Courtesy of Brit Vegas

On to show jumping. Once again we are in the ring where we have to ride along those terrifying bleachers. I know it will be much easier to keep his focus, as he has jumps to think about, and he really enjoys those. Jump one literally ran right next to them, so I knew it would be the hardest fence on course. Archer had a new course designer, Marc Grandia, and the course was very interesting and curvy. I was super impressed with his cross-country courses and also loved riding 2018 Makeover graduate Slew The Zodiac in the Preliminary division there as well. Park is very balanced and quite catty on his feet so I knew the course would show off our work. 

I couldn't have been more pleased with him if I tried. He was brilliant, having just one rail, a result of me sitting down a second to early on the backside of a fence. How much this horse has grown up in just three short months of training is mind blowing. Allison Murphy runs an excellent and smooth show there, and we are so appreciative for all she does. She does several schooling shows, always has open cross-country and doesn't know a stranger. I haul babies up there pretty frequently as this course really helps prepare them for the recognized level and am grateful to also support them when they do a recognized show.
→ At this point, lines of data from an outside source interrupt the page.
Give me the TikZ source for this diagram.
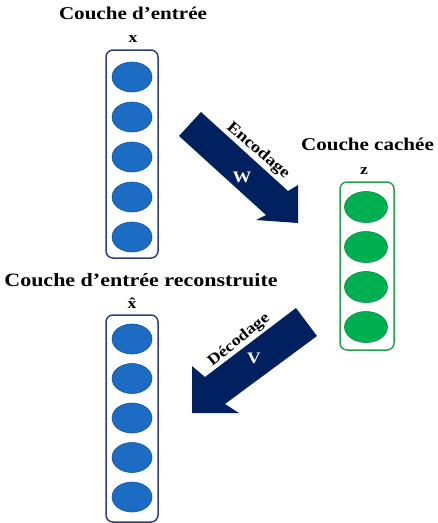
\documentclass[tikz,border=0pt]{standalone}
\usepackage{fontspec}
\setmainfont{Liberation Serif}[FakeStretch=1.17]
\usetikzlibrary{shapes.geometric}
\definecolor{navy}{RGB}{0,32,96}
\definecolor{boxblue}{RGB}{47,64,120}
\definecolor{nodeblue}{RGB}{28,108,196}
\definecolor{nodeblueedge}{RGB}{22,84,160}
\definecolor{nodegreen}{RGB}{0,176,80}
\definecolor{nodegreenedge}{RGB}{0,140,64}
\definecolor{boxgreen}{RGB}{40,160,80}
\begin{document}
\begin{tikzpicture}[x=1pt,y=-1pt,
  layerbox/.style={draw=#1, line width=1.5pt, rounded corners=7pt, fill=white, inner sep=0pt},
  bluenode/.style={ellipse, fill=nodeblue, draw=nodeblueedge, line width=0.6pt, minimum width=40pt, minimum height=30pt, inner sep=0pt},
  greennode/.style={ellipse, fill=nodegreen, draw=nodegreenedge, line width=0.6pt, minimum width=43pt, minimum height=31pt, inner sep=0pt},
  title/.style={font=\fontsize{18}{20}\selectfont\bfseries, anchor=base, inner sep=0pt},
  vec/.style={font=\fontsize{15}{17}\selectfont\bfseries, anchor=base, inner sep=0pt},
  blockarrow/.style={fill=navy},
  arrowlabel/.style={font=\fontsize{#1}{18}\selectfont\bfseries, inner sep=0pt},
  weight/.style={font=\fontsize{16}{18}\selectfont\bfseries, text=white, inner sep=0pt}]
\useasboundingbox (0,0) rectangle (438,523);

% input layer
\node[title] (tin) at (133,19.5) {Couche d’entrée};
\node[vec] (vx) at (133,42) {x};
\node[layerbox=boxblue, minimum width=52pt, minimum height=208pt] (inbox) at (132,154) {};
\foreach \i in {0,...,4}{
  \node[bluenode] (in\i) at (132,{77+40*\i}) {};
}

% hidden layer
\node[title] (thid) at (367.5,150.5) {Couche cachée};
\node[vec] (vz) at (364,174) {z};
\node[layerbox=boxgreen, minimum width=54pt, minimum height=168pt] (hidbox) at (367,266) {};
\foreach \i in {0,...,3}{
  \node[greennode] (h\i) at (366,{207+40*\i}) {};
}

% reconstructed layer
\node[title, font=\fontsize{18.8}{21}\selectfont\bfseries] (tout) at (141,286) {Couche d’entrée reconstruite};
\node[vec] (vxh) at (132,308) {\^{x}};
\node[layerbox=boxblue, minimum width=52pt, minimum height=207pt] (outbox) at (132,418.5) {};
\foreach \i in {0,...,4}{
  \node[bluenode] (out\i) at (132,{339+39.5*\i}) {};
}

% encoding arrow
\fill[blockarrow] (179,136) -- (201,112) -- (288,191) -- (298,185) -- (298,223) -- (256,220) -- (266,215) -- cycle;
\node[arrowlabel=16, rotate=-41] (enc) at (258,151) {Encodage};
\node[weight] (w) at (242,177) {W};

% decoding arrow
\fill[blockarrow] (296,308) -- (317,336) -- (225,404) -- (239,413) -- (192,413) -- (192,366) -- (205,377) -- cycle;
\node[arrowlabel=15.5, rotate=39] (dec) at (239,340) {Décodage};
\node[weight] (v) at (254,358) {V};
\end{tikzpicture}
\end{document}
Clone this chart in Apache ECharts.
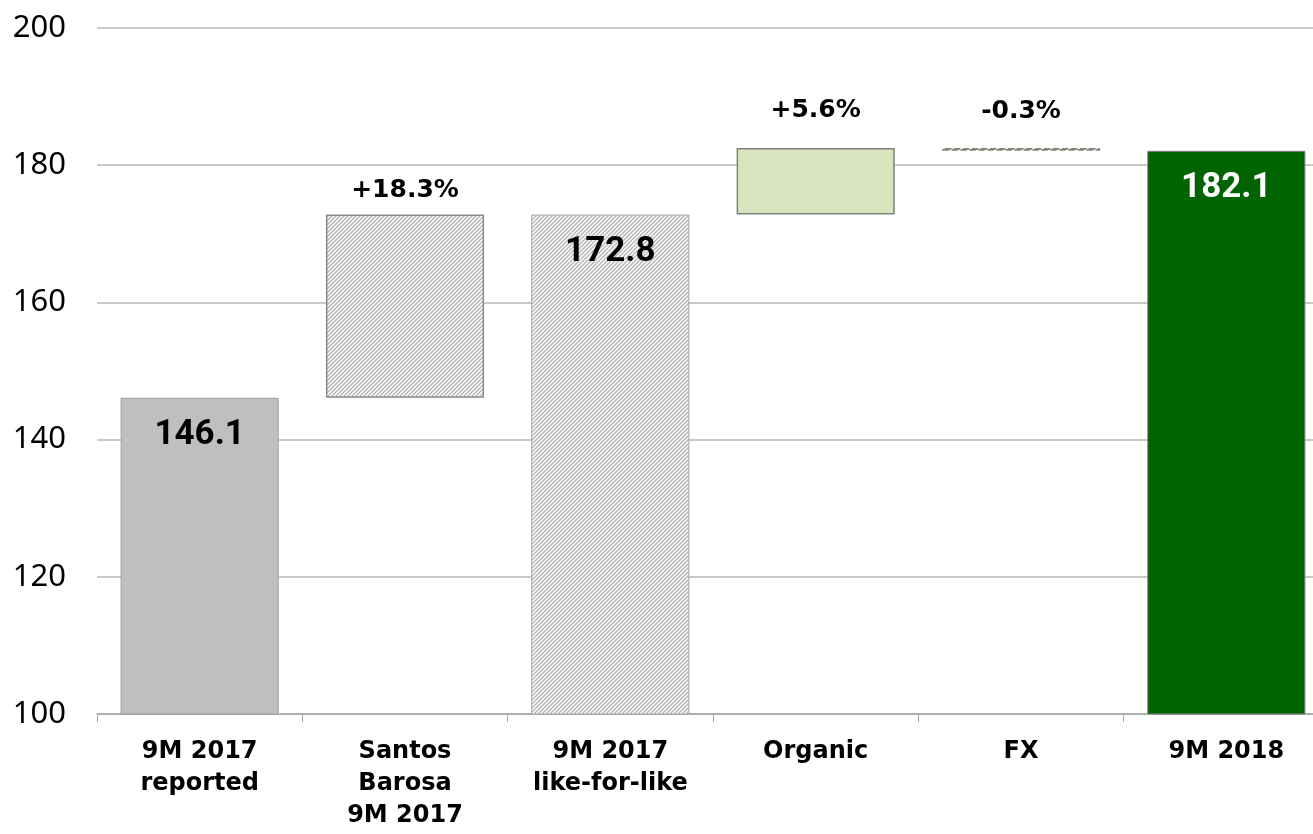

Park has a couple more events coming up and finishes in October. After that he is getting a two-month break. He has traveled a lot and competed a lot. I think it's very important for every horse to have at minimum a two-month break in work every year to mentally and physically rest. They are always better for it. We travel to Aiken, S.C., for the winter so he will start training hard again starting in the fall. This doesn't mean we won't do the occasional trail ride here or there, and he will still come into his stall for half-days and be spoiled rotten. His brother Zodi (recently competed at the 2-star level) started his break just after Archer. I'm so grateful to have both of these horses in my string and have huge plans for both of them.